In an article in today’s New York Times Magazine, Eric Klinenberg ponders why people don’t prepare themselves better for possible disasters. He comes up with two possible explanations that resonated with me:

One major concern I heard was that there are simply too many things to worry about. Participants complained about having to prepare for too many specific disaster possibilities and in turn feeling overwhelmed, if not helpless.

[M]any people simply don’t want to live in a culture of preparedness. The notion is off-putting, and downright scary for some, because it seems to place fear and defensiveness at the center of our public and private lives. Careful planning means dwelling on the uncomfortable topics of our own mortality, the vulnerability of our loved ones and the fragility of our planet, and there’s a psychological price to be paid for that.

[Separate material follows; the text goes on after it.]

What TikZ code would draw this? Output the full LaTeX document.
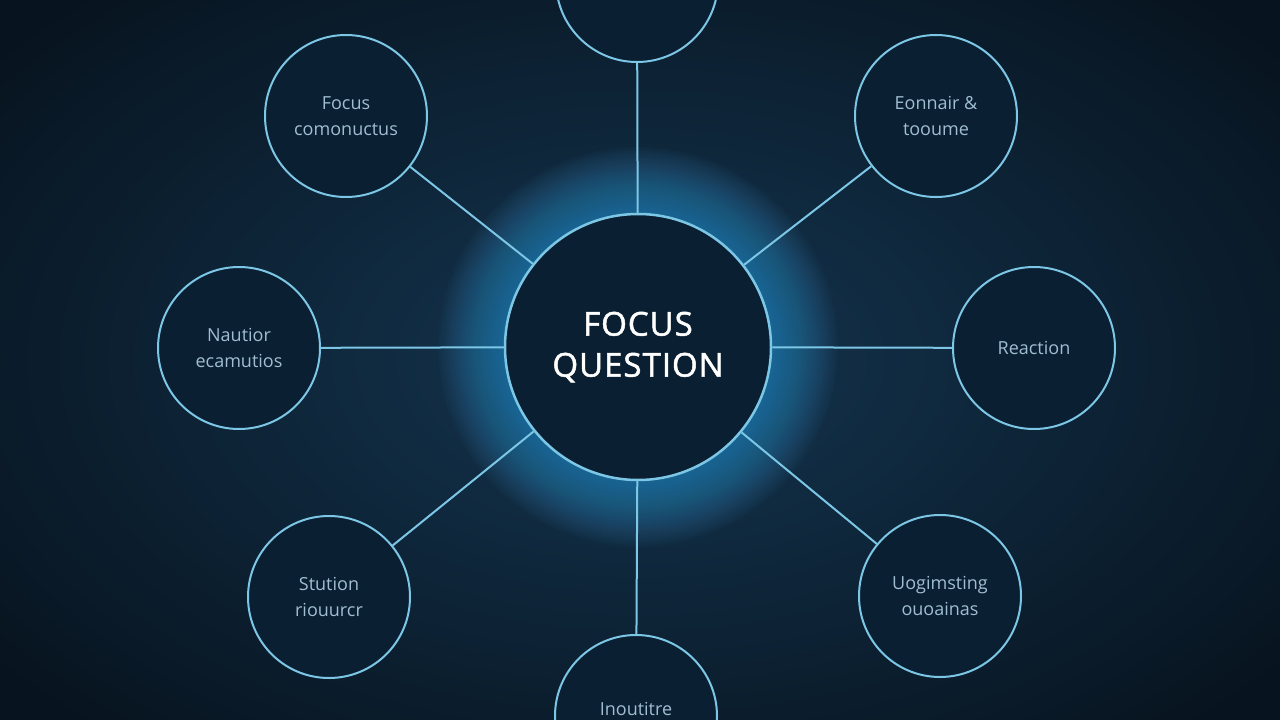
\documentclass[tikz,border=0pt]{standalone}
\usepackage{fontspec}
\setmainfont{Open Sans}
\newfontfamily\focusfont[FakeBold=1.5, LetterSpace=3]{Open Sans}
\definecolor{bgdark}{HTML}{07131E}
\definecolor{bgmid}{HTML}{143550}
\definecolor{ringblue}{HTML}{7CC6E6}
\definecolor{nodefill}{HTML}{0A1F31}
\definecolor{labelblue}{HTML}{A0BED0}
\definecolor{glowblue}{HTML}{3C9DD6}
\tikzset{
    topic/.style={circle, draw=ringblue, line width=2pt, fill=nodefill, minimum size=162pt, inner sep=0pt, align=center, text=labelblue, font=\fontsize{18}{26}\selectfont},
    focus/.style={circle, draw=ringblue, line width=2.5pt, fill=nodefill, minimum size=266pt, inner sep=0pt, align=center, text=white, font=\focusfont\fontsize{33}{41}\selectfont},
    spoke/.style={draw=ringblue, line width=2pt}
}

\begin{document}
\begin{tikzpicture}[x=1pt, y=-1pt]
    \useasboundingbox (0,0) rectangle (1280,720);
    \clip (0,0) rectangle (1280,720);
    \shade[inner color=bgmid, outer color=bgdark] (-200,-150) rectangle (1480,870);
    % halo round the centre
    \foreach \r in {134,136,...,200}
      \fill[glowblue, opacity=0.026] (638,347) circle (\r pt);

    \node[focus] (question) at (638,347) {FOCUS\\QUESTION};

    \node[topic] (top) at (637,-19) {};
    \node[topic] (topleft) at (346,116) {Focus\\comonuctus};
    \node[topic] (topright) at (936,116) {Eonnair \&\\tooume};
    \node[topic] (left) at (239,348) {Nautior\\ecamutios};
    \node[topic] (right) at (1034,348) {Reaction};
    \node[topic] (bottomleft) at (329,597) {Stution\\riouurcr};
    \node[topic] (bottomright) at (940,596) {Uogimsting\\ouoainas};
    \node[topic, text depth=14pt] (bottom) at (636,716) {Inoutitre};

    \draw[spoke] (question) -- (top);
    \draw[spoke] (question) -- (topleft);
    \draw[spoke] (question) -- (topright);
    \draw[spoke] (question) -- (left);
    \draw[spoke] (question) -- (right);
    \draw[spoke] (question) -- (bottomleft);
    \draw[spoke] (question) -- (bottomright);
    \draw[spoke] (question) -- (bottom);
\end{tikzpicture}
\end{document}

I live in an area where serious natural disasters are unlikely (or unlikely to be serious), so the only real concerns I have are man-made disasters.
My thinking regarding disasters is as follows: I’m not too worried any disaster that leads to a temporary (let’s say three days or shorter) breakdown of social infrastructure (electricity, municipal water, shipping of goods to stores, etc.). We can probably manage one way or another without any particular preparedness. And if there’s a disaster that leads to a prolonged breakdown of social infrastructure, then we’re all screwed, and no amount of preparedness short of stocking an entire room with food, water, guns and ammo, gasoline, etc., will help us through it.
I’m not saying that I am not preparing for a serious disaster because I don’t think it’ll happen. On the contrary, I think our social infrastructure is extremely fragile and the likelihood of such a breakdown of society is easier to cause than most people want to believe. It’s just that I’m not willing to put the time, effort and money into preparing for it. I just assume that I, along with many people, probably would not survive such a disaster, and given the cost/benefit analysis, I’m okay with that.